Six-time All-Star forward Blake Griffin has reportedly joined the Boston Celtics for the 2022-23 NBA season.
The Celtics are the 2009 No. 1 pick's fourth stop after his stints with the Los Angeles Clippers, Detroit Pistons and Brooklyn Nets.
Here are some initial thoughts following the free-agent signing:
Griffin Ticketed for Key Role amid Frontcourt Injuries
The Celtics frontcourt looked complete a month ago with Al Horford, Robert Williams III, Danilo Gallinari and Grant Williams leading the way, but injuries are already mounting.
Gallinari suffered a torn ACL while playing for the Italy national team, which could cause him to miss the entire season, and Robert Williams is expected to miss at least two months after undergoing knee surgery last week.
As a result, Boston is likely to feature more small-ball lineups with Jayson Tatum at the 4 and Horford at the 5, but Griffin gives it the option to play more traditional looks.
The 33-year-old University of Oklahoma product can fill a multitude of frontcourt roles, including as a stretch 4 or a defender of opposing 5s, and he also brings plenty of experience, including 67 postseason appearances, to the table.
That should allow him to play a fair amount of minutes, probably in the 20-25 range, as a multifaceted reserve until Williams returns.
Griffin, who averaged just 6.4 points and 4.1 rebounds in 56 games for the Nets last season, is no longer the All-NBA performer he was in his prime and is more of a complementary contributor.
That said, he's still a solid pickup for the Celtics at this late stage of the offseason, especially given their glaring need up front.
Celtics Taking No Chances with Championship Window Open
Boston could have tried to fill the hole left by Williams with a variety of internal options, including Luke Kornet, Noah Vonleh and Luka Šamanić.
But none of them have the proven track record of Griffin, and the Celtics are one of the NBA's top title contenders after they reached the NBA Finals last season.

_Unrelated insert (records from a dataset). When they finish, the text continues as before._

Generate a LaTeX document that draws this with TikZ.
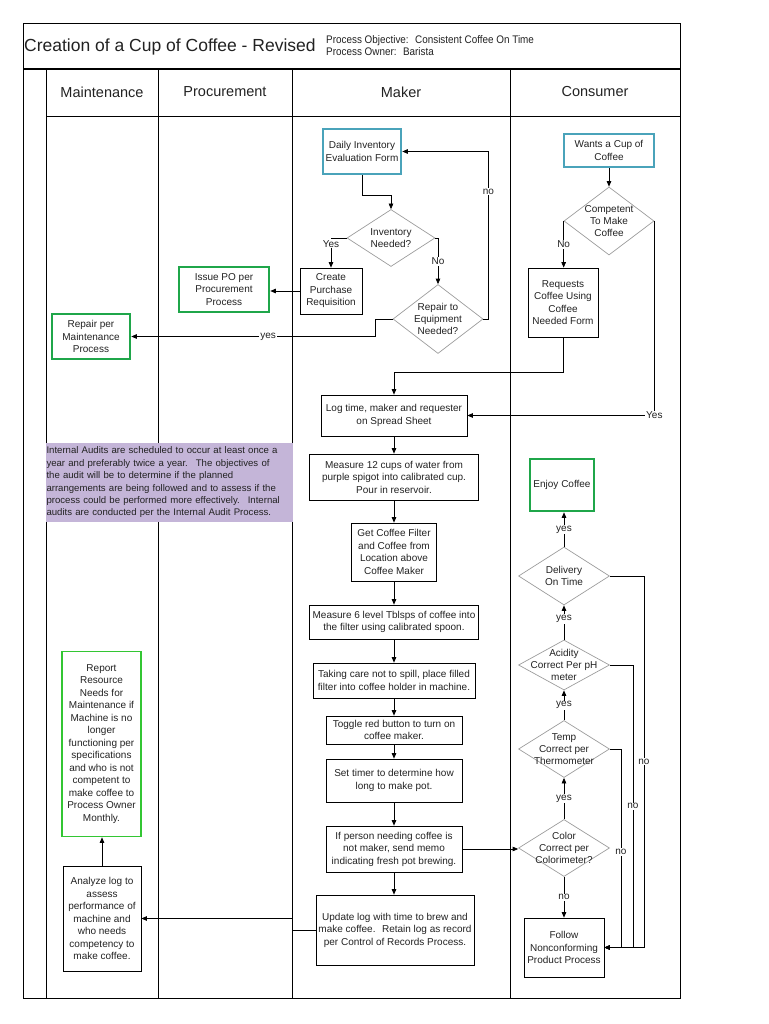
\documentclass[tikz,border=0pt]{standalone}
\usepackage{fontspec}
\setmainfont{Liberation Sans}
\newfontfamily\narrowfont[FakeStretch=0.9]{Liberation Sans}
\usetikzlibrary{arrows.meta,shapes.geometric}
\definecolor{tealline}{HTML}{4AA3BA}
\definecolor{greenline}{HTML}{1FA64A}
\definecolor{limeline}{HTML}{33C633}
\definecolor{auditfill}{HTML}{C4B5D8}
\definecolor{diagray}{HTML}{9C9C9C}
\definecolor{inkgray}{HTML}{222222}

\begin{document}
\begin{tikzpicture}[x=1pt,y=1pt]
              \tikzstyle{every node}+=[inner sep=0pt, text=inkgray]
              \tikzstyle{box}=[draw=black, line width=0.7pt, align=center, font=\fontsize{10}{12.5}\selectfont]
              \tikzstyle{tealbox}=[box, draw=tealline, line width=2.6pt]
              \tikzstyle{greenbox}=[box, draw=greenline, line width=2.6pt]
              \tikzstyle{limebox}=[box, draw=limeline, line width=1.6pt]
              \tikzstyle{dia}=[diamond, draw=diagray, line width=0.7pt, aspect=1.6]
              \tikzstyle{diatext}=[align=center, font=\fontsize{10}{12}\selectfont]
              \tikzstyle{arr}=[-{Triangle[length=5.5pt,width=4.5pt]}, black, line width=0.7pt]
              \tikzstyle{lbl}=[fill=white, inner sep=1pt, font=\fontsize{10}{12}\selectfont]
              \useasboundingbox (0,0) rectangle (768,-1024);
              % frame and lanes
              \draw [black, line width=0.8pt] (23,-23) rectangle (680,-998);
              \draw [black, line width=1.8pt] (23,-69) -- (680,-69);
              \draw [black, line width=0.8pt] (46,-116) -- (680,-116);
              \foreach \lx in {46,158,292,510}
                \draw [black, line width=0.8pt] (\lx,-69) -- (\lx,-998);
              \node [anchor=west, font=\fontsize{17.5}{20}\selectfont] (title) at (24,-46.5) {Creation of a Cup of Coffee - Revised};
              \node [anchor=west, align=left, font=\narrowfont\fontsize{11}{12}\selectfont] (objective) at (326,-46) {Process Objective:~ Consistent Coffee On Time\\Process Owner:~ Barista};
              \foreach \lname/\lx in {Maintenance/102, Procurement/225, Maker/401, Consumer/595}
                \node [font=\fontsize{14.5}{16}\selectfont] (head-\lname) at (\lx,-92) {\lname};
              % maker lane, top
              \node [tealbox, minimum width=78, minimum height=45] (daily) at (362,-151.5) {Daily Inventory\\Evaluation Form};
              \node [dia, minimum width=88, minimum height=57, label={[diatext]center:Inventory\\Needed?}] (inv) at (391,-238) {};
              \node [box, minimum width=62, minimum height=46] (creq) at (331,-291) {Create\\Purchase\\Requisition};
              \node [dia, minimum width=90, minimum height=69, label={[diatext]center:Repair to\\Equipment\\Needed?}] (rep) at (438,-319) {};
              \node [greenbox, minimum width=90, minimum height=45] (issue) at (224,-289.5) {Issue PO per\\Procurement\\Process};
              \node [greenbox, minimum width=78, minimum height=45] (rmaint) at (91,-336.5) {Repair per\\Maintenance\\Process};
              % consumer lane, top
              \node [tealbox, minimum width=90, minimum height=33] (wants) at (609,-150.5) {Wants a Cup of\\Coffee};
              \node [dia, minimum width=90, minimum height=68, label={[diatext]center:Competent\\To Make\\Coffee}] (comp) at (609,-221) {};
              \node [box, minimum width=70, minimum height=69] (req) at (563,-302.5) {Requests\\Coffee Using\\Coffee\\Needed Form};
              % maker lane, steps
              \node [box, minimum width=146, minimum height=41] (log) at (394,-415.5) {Log time, maker and requester\\on Spread Sheet};
              \node [box, minimum width=169, minimum height=46] (m12) at (394,-477) {Measure 12 cups of water from\\purple spigot into calibrated cup.\\Pour in reservoir.};
              \node [box, minimum width=85, minimum height=58] (filter) at (394,-552) {Get Coffee Filter\\and Coffee from\\Location above\\Coffee Maker};
              \node [box, minimum width=169, minimum height=34] (m6) at (394,-622) {Measure 6 level Tblsps of coffee into\\the filter using calibrated spoon.};
              \node [box, minimum width=162, minimum height=35] (care) at (394,-680.5) {Taking care not to spill, place filled\\filter into coffee holder in machine.};
              \node [box, minimum width=136, minimum height=28] (toggle) at (394,-730) {Toggle red button to turn on\\coffee maker.};
              \node [box, minimum width=136, minimum height=43] (timer) at (394,-780.5) {Set timer to determine how\\long to make pot.};
              \node [box, minimum width=136, minimum height=46] (memo) at (394,-849) {If person needing coffee is\\not maker, send memo\\indicating fresh pot brewing.};
              \node [box, minimum width=158, minimum height=70] (upd) at (395,-930) {Update log with time to brew and\\make coffee.~ Retain log as record\\per Control of Records Process.};
              % maintenance lane, bottom
              \node [fill=auditfill, align=left, text width=246, minimum height=79, inner sep=0.5pt, font=\fontsize{9.6}{12.4}\selectfont] (audit) at (169.5,-482.5) {\hyphenpenalty=10000 Internal Audits are scheduled to occur at least once a\\year and preferably twice a year.~ The objectives of\\the audit will be to determine if the planned\\arrangements are being followed and to assess if the\\process could be performed more effectively.~ Internal\\audits are conducted per the Internal Audit Process.};
              \node [limebox, minimum width=79, minimum height=185] (report) at (101.5,-744) {Report\\Resource\\Needs for\\Maintenance if\\Machine is no\\longer\\functioning per\\specifications\\and who is not\\competent to\\make coffee to\\Process Owner\\Monthly.};
              \node [box, minimum width=78, minimum height=105] (analyze) at (102,-918.5) {Analyze log to\\assess\\performance of\\machine and\\who needs\\competency to\\make coffee.};
              % consumer lane, checks
              \node [greenbox, minimum width=64, minimum height=52] (enjoy) at (562,-485) {Enjoy Coffee};
              \node [dia, minimum width=91, minimum height=58, label={[diatext]center:Delivery\\On Time}] (del) at (564,-576) {};
              \node [dia, minimum width=91, minimum height=50, label={[diatext]center:Acidity\\Correct Per pH\\meter}] (acid) at (564,-665) {};
              \node [dia, minimum width=91, minimum height=57, label={[diatext]center:Temp\\Correct per\\Thermometer}] (temp) at (564,-749) {};
              \node [dia, minimum width=91, minimum height=57, label={[diatext]center:Color\\Correct per\\Colorimeter?}] (col) at (564,-848) {};
              \node [box, minimum width=80, minimum height=59] (follow) at (564,-947.5) {Follow\\Nonconforming\\Product Process};
              % connectors
              \draw [arr] (daily.south) -- ++(0,-20) -| (inv.north);
              \draw [arr] (inv.west) -| node [lbl, pos=0.6] {Yes} (creq.north);
              \draw [arr] (inv.east) -| node [lbl, pos=0.75] {No} (rep.north);
              \draw [arr] (rep.east) -- ++(5,0) |- node [lbl, pos=0.38] {no} (daily.east);
              \draw [arr] (rep.west) -- ++(-17,0) |- node [lbl, pos=0.72] {yes} (rmaint.east);
              \draw [arr] (creq.west) -- (creq.west -| issue.east);
              \draw [arr] (wants.south) -- (comp.north);
              \draw [arr] (comp.west) -- node [lbl] {No} (comp.west |- req.north);
              \draw [arr] (comp.east) |- node [lbl] {Yes} (log.east);
              \draw [arr] (req.south) -- ++(0,-35) -| (log.north);
              \draw [arr] (log.south) -- (m12.north);
              \draw [arr] (m12.south) -- (filter.north);
              \draw [arr] (filter.south) -- (m6.north);
              \draw [arr] (m6.south) -- (care.north);
              \draw [arr] (care.south) -- (toggle.north);
              \draw [arr] (toggle.south) -- (timer.north);
              \draw [arr] (timer.south) -- (memo.north);
              \draw [arr] (memo.south) -- (memo.south |- upd.north);
              \draw [arr] (memo.east) -- (memo.east -| col.west);
              \draw [arr] (upd.west) -- ++(-23,0) |- (analyze.east);
              \draw [arr] (analyze.north) -- (analyze.north |- report.south);
              \draw [arr] (del.north) -- node [lbl] {yes} (del.north |- enjoy.south);
              \draw [arr] (acid.north) -- node [lbl, pos=0.6] {yes} (del.south);
              \draw [arr] (temp.north) -- node [lbl] {yes} (acid.south);
              \draw [arr] (col.north) -- node [lbl] {yes} (temp.south);
              \draw [arr] (col.south) -- node [lbl] {no} (follow.north);
              \draw [arr] (temp.east) -- ++(11,0) |- node [lbl, pos=0.26] {no} (follow.east);
              \draw [arr] (acid.east) -- ++(23,0) |- node [lbl, pos=0.25] {no} (follow.east);
              \draw [arr] (del.east) -- ++(34,0) |- node [lbl, pos=0.25] {no} (follow.east);
            \end{tikzpicture}
\end{document}
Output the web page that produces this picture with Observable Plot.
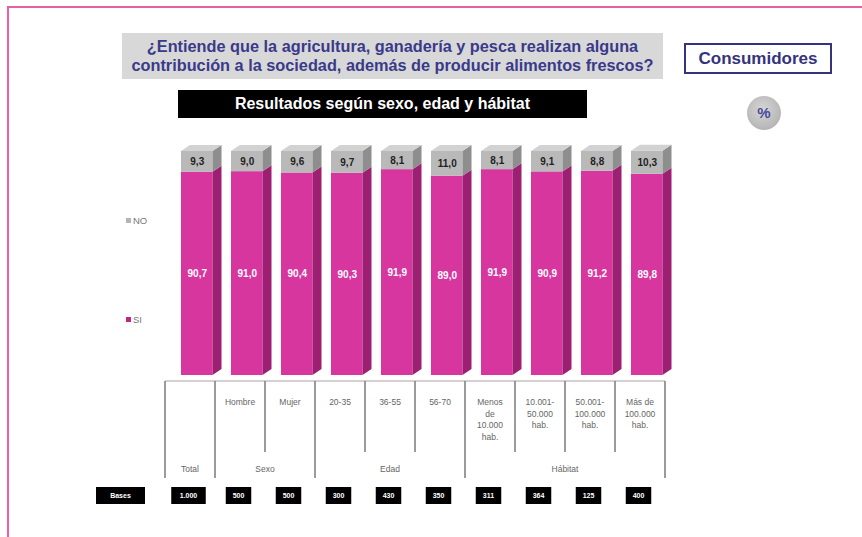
<!DOCTYPE html>
<html><head><meta charset="utf-8">
<script src="https://cdn.jsdelivr.net/npm/d3@7"></script>
<script src="https://cdn.jsdelivr.net/npm/@observablehq/plot@0.6"></script>
<style>
body{margin:0;background:#fff;font-family:"Liberation Sans",Arial,sans-serif;}
#wrap{position:relative;width:862px;height:537px;overflow:hidden;background:#fff;}
#chart{position:absolute;left:0;top:0;}
.abs{position:absolute;}
#frameTop{left:8px;top:6px;width:860px;height:2px;background:#ea5fa3;}
#frameLeft{left:7px;top:6px;width:2px;height:540px;background:#ea5fa3;}
#title{left:122px;top:33px;width:541px;height:46px;background:#d8d8d8;color:#3a3a8a;font-weight:bold;font-size:16.3px;line-height:19px;text-align:center;padding-top:4px;box-sizing:border-box;white-space:nowrap;}
#consum{left:684px;top:43px;width:148px;height:31px;border:2px solid #34347c;box-sizing:border-box;color:#34347c;font-weight:bold;font-size:17px;line-height:27px;text-align:center;}
#pct{left:747px;top:96px;width:34px;height:34px;border-radius:50%;background:radial-gradient(circle at 45% 40%,#d6d6d6,#a9a9a9);color:#4a4a9a;font-weight:bold;font-size:15px;line-height:34px;text-align:center;}
#banner{left:178px;top:90px;width:409px;height:28px;background:#000;color:#fff;font-weight:bold;font-size:16px;line-height:28px;text-align:center;}
.leg{font-size:9.5px;color:#777;}
.sw{display:inline-block;width:5px;height:5px;margin-right:2px;vertical-align:1px;}
</style>
</head><body>
<div id="wrap">
  <div id="chart"></div>
  <div class="abs" id="frameTop"></div>
  <div class="abs" id="frameLeft"></div>
  <div class="abs" id="title">¿Entiende que la agricultura, ganadería y pesca realizan alguna<br>contribución a la sociedad, además de producir alimentos frescos?</div>
  <div class="abs" id="consum">Consumidores</div>
  <div class="abs" id="pct">%</div>
  <div class="abs" id="banner">Resultados según sexo, edad y hábitat</div>
  <div class="abs leg" style="left:126px;top:215px;"><span class="sw" style="background:#b5b5b5"></span>NO</div>
  <div class="abs leg" style="left:126px;top:314px;"><span class="sw" style="background:#c0267f"></span>SI</div>
</div>
<script>
// ---- data ----
const categories = ["Total","Hombre","Mujer","20-35","36-55","56-70","Menos de 10.000 hab.","10.001-50.000 hab.","50.001-100.000 hab.","Más de 100.000 hab."];
const subLabels = ["", "Hombre", "Mujer", "20-35", "36-55", "56-70", "Menos\nde\n10.000\nhab.", "10.001-\n50.000\nhab.", "50.001-\n100.000\nhab.", "Más de\n100.000\nhab."];
const groups = [
  {label: "Total", start: 0, end: 0},
  {label: "Sexo", start: 1, end: 2},
  {label: "Edad", start: 3, end: 5},
  {label: "Hábitat", start: 6, end: 9}
];
const answers = ["SI", "NO"];
const siValues = [90.7, 91.0, 90.4, 90.3, 91.9, 89.0, 91.9, 90.9, 91.2, 89.8];
const noValues = [9.3, 9.0, 9.6, 9.7, 8.1, 11.0, 8.1, 9.1, 8.8, 10.3];
const bases = ["1.000", "500", "500", "300", "430", "350", "311", "364", "125", "400"];
const basesLabel = "Bases";

const PINK = "#d8369f", GREY = "#b9b9b9";

const rows = categories.flatMap((c, i) => [
  {cat: c, answer: "SI", value: siValues[i], mid: siValues[i] / 2},
  {cat: c, answer: "NO", value: noValues[i], mid: siValues[i] + noValues[i] / 2}
]);
const fmt = v => v.toFixed(1).replace(".", ",");

const insetL = 16, insetR = 2.5;
const chart = Plot.plot({
  width: 862, height: 537,
  marginLeft: 162, marginRight: 195, marginTop: 151, marginBottom: 162,
  style: {background: "transparent", fontFamily: "Liberation Sans, Arial, sans-serif"},
  x: {type: "band", domain: categories, padding: 0, axis: null},
  y: {domain: [0, 100], axis: null},
  color: {domain: answers, range: [PINK, GREY]},
  marks: [
    Plot.barY(rows, {x: "cat", y: "value", fill: "answer", insetLeft: insetL, insetRight: insetR}),
    Plot.text(rows, {x: "cat", y: "mid", text: d => fmt(d.value), dx: (insetL - insetR) / 2,
      fill: d => d.answer === "SI" ? "#ffffff" : "#222222", fontWeight: "bold", fontSize: 10})
  ]
});
document.getElementById("chart").appendChild(chart);

// ---- 3D faces derived from the drawn bars ----
const svg = d3.select(chart);
const D = 9, H = 6;
const rects = svg.selectAll('g[aria-label="bar"] rect').nodes();
rects.forEach(r => {
  const x = +r.getAttribute("x"), y = +r.getAttribute("y"), w = +r.getAttribute("width"), h = +r.getAttribute("height");
  const fill = r.getAttribute("fill");
  const isNo = d3.color(fill).formatHex() === d3.color(GREY).formatHex();
  const g = d3.select(r.parentNode);
  g.append("polygon")
    .attr("points", [[x + w, y], [x + w + D, y - H], [x + w + D, y + h - H], [x + w, y + h]].join(" "))
    .attr("fill", isNo ? "#8e8e8e" : "#9c1f72");
  if (isNo) {
    g.append("polygon")
      .attr("points", [[x, y], [x + D, y - H], [x + w + D, y - H], [x + w, y]].join(" "))
      .attr("fill", "#d2d2d2");
  }
});

// ---- table below, positioned with the x scale ----
const xs = chart.scale("x");
const bw = xs.bandwidth;
const bandStart = i => xs.apply(categories[i]);
const bandEnd = i => xs.apply(categories[i]) + bw;
const tbl = svg.append("g").attr("font-family", "Liberation Sans, Arial, sans-serif");
const TOP = 381, SHORT = 452, FULL = 478;
tbl.append("line").attr("x1", bandStart(0)).attr("x2", bandEnd(categories.length - 1))
  .attr("y1", TOP).attr("y2", TOP).attr("stroke", "#c9c0c6").attr("stroke-width", 1.5);
const groupEdges = new Set([0, ...groups.map(g => g.end + 1)]);
for (let i = 0; i <= categories.length; i++) {
  const x = i < categories.length ? bandStart(i) : bandEnd(categories.length - 1);
  tbl.append("line").attr("x1", x).attr("x2", x).attr("y1", TOP)
    .attr("y2", groupEdges.has(i) ? FULL : SHORT)
    .attr("stroke", "#7a7a7a").attr("stroke-width", 1.5);
}
subLabels.forEach((lab, i) => {
  if (!lab) return;
  const t = tbl.append("text").attr("x", bandStart(i) + bw / 2).attr("y", 405)
    .attr("text-anchor", "middle").attr("font-size", 8.5).attr("fill", "#666");
  lab.split("\n").forEach((ln, k) => t.append("tspan").attr("x", bandStart(i) + bw / 2).attr("dy", k ? 11.5 : 0).text(ln));
});
groups.forEach(g => {
  tbl.append("text").attr("x", (bandStart(g.start) + bandEnd(g.end)) / 2).attr("y", 472)
    .attr("text-anchor", "middle").attr("font-size", 8.5).attr("fill", "#666").text(g.label);
});
// bases row
const BY = 487, BH = 17;
const boxW = s => 12 + 4.5 * s.length;
tbl.append("rect").attr("x", 96).attr("y", BY).attr("width", 49).attr("height", BH).attr("fill", "#000");
tbl.append("text").attr("x", 120.5).attr("y", BY + BH / 2 + 2.5).attr("text-anchor", "middle")
  .attr("font-size", 7).attr("font-weight", "bold").attr("fill", "#fff").text(basesLabel);
bases.forEach((b, i) => {
  const cx = bandStart(i) + bw / 2 - 1.5;
  const w = boxW(b);
  tbl.append("rect").attr("x", cx - w / 2).attr("y", BY).attr("width", w).attr("height", BH).attr("fill", "#000");
  tbl.append("text").attr("x", cx).attr("y", BY + BH / 2 + 2.5).attr("text-anchor", "middle")
    .attr("font-size", 7).attr("font-weight", "bold").attr("fill", "#fff").text(b);
});
</script>
</body></html>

Playing it safe by bringing another veteran into the mix was the way to go.
That's not to say the other frontcourt reserves won't get minutes. The Celtics won't want to overextend Tatum or Horford since the franchise could have another year in which it plays more than 100 games.
Griffin's role may diminish as the frontcourt gets closer to full strength, and, barring a resurgent season, he may not crack the playoff rotation. Even if that's the case, he still makes a lot of sense as an insurance policy.
Carmelo Anthony's Search for a New Team Continues
While the Celtics signed Griffin, they were linked to another marquee name after Williams' injury: Carmelo Anthony, who enjoyed success in a reserve role for the Los Angeles Lakers last season.
Melo averaged 13.3 points, 4.2 rebounds and 2.2 threes while shooting 37.5 percent from beyond the arc in 69 games. It was a sign that he completed the transition to role player after so many years as a go-to scorer.
Like Griffin, the 38-year-old forward cannot provide the impact he once did, but there's little doubt he can still be valuable during the latter stages of his Hall of Fame career.
Anthony should find a team at some point, even if he has to wait until another injury arises, but time is running out for him to land on a roster before opening night Oct. 18.